> **Information supplied**
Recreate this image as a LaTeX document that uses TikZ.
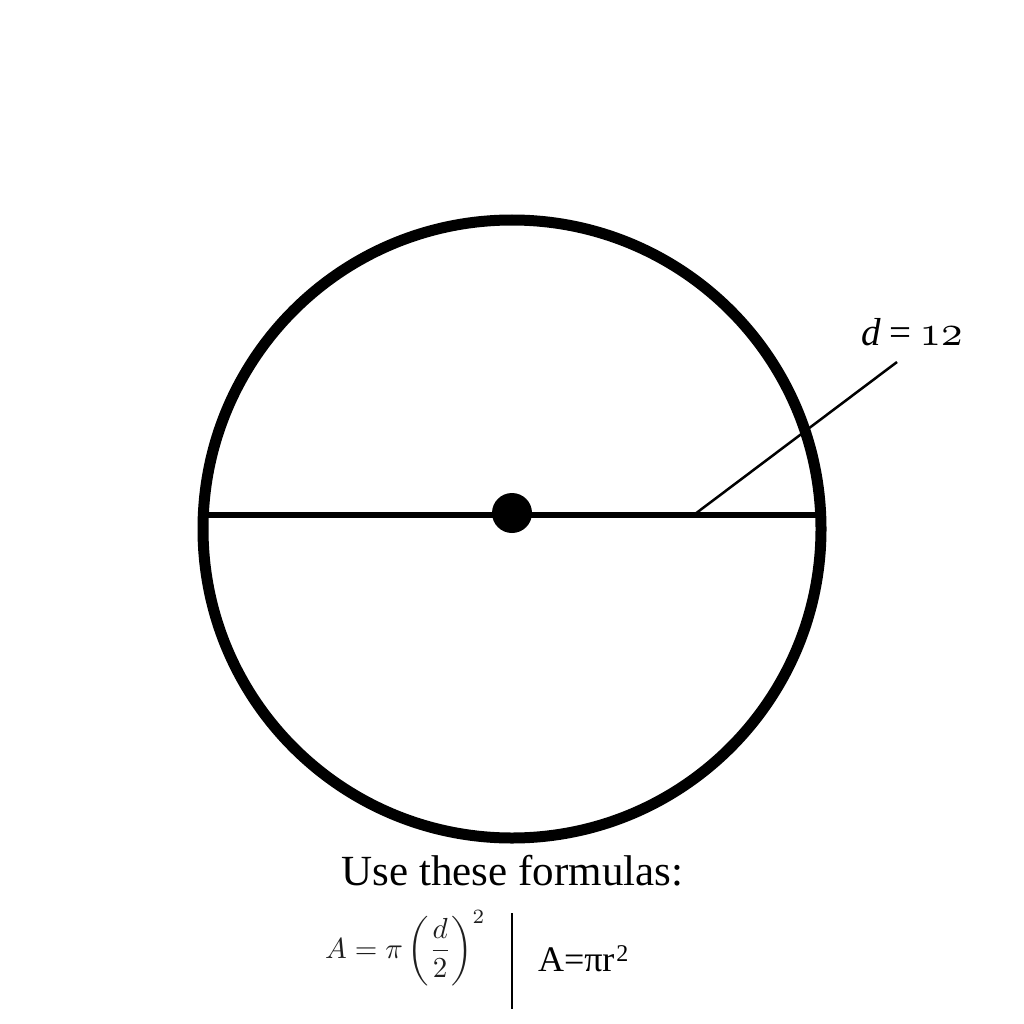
\documentclass[tikz,border=0pt]{standalone}
\usepackage{graphicx}
\usepackage{fontspec}
\setmainfont{Liberation Serif}
\begin{document}
\begin{tikzpicture}[x=1pt,y=-1pt,
  rim/.style={line width=11pt},
  diam/.style={line width=6pt},
  leader/.style={line width=2.5pt},
  divider/.style={line width=2.5pt},
  txt/.style={inner sep=0pt, outer sep=0pt}]
\useasboundingbox (0,0) rectangle (1024,1024);
% circle
\coordinate (O) at (512,529);
\draw[rim] (O) circle[radius=309];
% diameter
\coordinate (L) at (203,515);
\coordinate (R) at (822,515);
\draw[diam] (L) -- (R);
\node[circle, fill=black, minimum size=40pt, inner sep=0pt] (ctr) at (512,513) {};
% label and leader
\coordinate (lstart) at (695,514);
\coordinate (lend) at (897,362);
\draw[leader] (lstart) -- (lend);
\node[txt, anchor=base west] (lab) at (861,345)
  {\fontsize{39}{44}\selectfont\textit{d}\hspace{9pt}=\hspace{8pt}\scalebox{4.3}{\fontsize{10}{12}\usefont{OML}{cmm}{m}{it}12}};
% formulas
\node[txt, anchor=base] (use) at (512.5,885) {\fontsize{43}{50}\selectfont Use these formulas:};
\node[txt, anchor=base west, text=black!88] (f1) at (325,958)
  {\scalebox{2.9}{$\displaystyle A=\pi\left(\frac{d}{2}\right)^{2}$}};
\coordinate (dtop) at (512,913);
\coordinate (dbot) at (512,1009);
\draw[divider] (dtop) -- (dbot);
\node[txt, anchor=base west] (f2) at (538,971)
  {\fontsize{36}{40}\selectfont A=πr\hspace{2pt}\raisebox{10pt}{\fontsize{24}{26}\selectfont 2}};
\end{tikzpicture}
\end{document}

> **Instructions to follow**
Without including any picture, repeat the data exactly.

> **Expected answer**
Recreate this image as a LaTeX document that uses TikZ.
\documentclass[tikz,border=0pt]{standalone}
\usepackage{graphicx}
\usepackage{fontspec}
\setmainfont{Liberation Serif}
\begin{document}
\begin{tikzpicture}[x=1pt,y=-1pt,
  rim/.style={line width=11pt},
  diam/.style={line width=6pt},
  leader/.style={line width=2.5pt},
  divider/.style={line width=2.5pt},
  txt/.style={inner sep=0pt, outer sep=0pt}]
\useasboundingbox (0,0) rectangle (1024,1024);
% circle
\coordinate (O) at (512,529);
\draw[rim] (O) circle[radius=309];
% diameter
\coordinate (L) at (203,515);
\coordinate (R) at (822,515);
\draw[diam] (L) -- (R);
\node[circle, fill=black, minimum size=40pt, inner sep=0pt] (ctr) at (512,513) {};
% label and leader
\coordinate (lstart) at (695,514);
\coordinate (lend) at (897,362);
\draw[leader] (lstart) -- (lend);
\node[txt, anchor=base west] (lab) at (861,345)
  {\fontsize{39}{44}\selectfont\textit{d}\hspace{9pt}=\hspace{8pt}\scalebox{4.3}{\fontsize{10}{12}\usefont{OML}{cmm}{m}{it}12}};
% formulas
\node[txt, anchor=base] (use) at (512.5,885) {\fontsize{43}{50}\selectfont Use these formulas:};
\node[txt, anchor=base west, text=black!88] (f1) at (325,958)
  {\scalebox{2.9}{$\displaystyle A=\pi\left(\frac{d}{2}\right)^{2}$}};
\coordinate (dtop) at (512,913);
\coordinate (dbot) at (512,1009);
\draw[divider] (dtop) -- (dbot);
\node[txt, anchor=base west] (f2) at (538,971)
  {\fontsize{36}{40}\selectfont A=πr\hspace{2pt}\raisebox{10pt}{\fontsize{24}{26}\selectfont 2}};
\end{tikzpicture}
\end{document}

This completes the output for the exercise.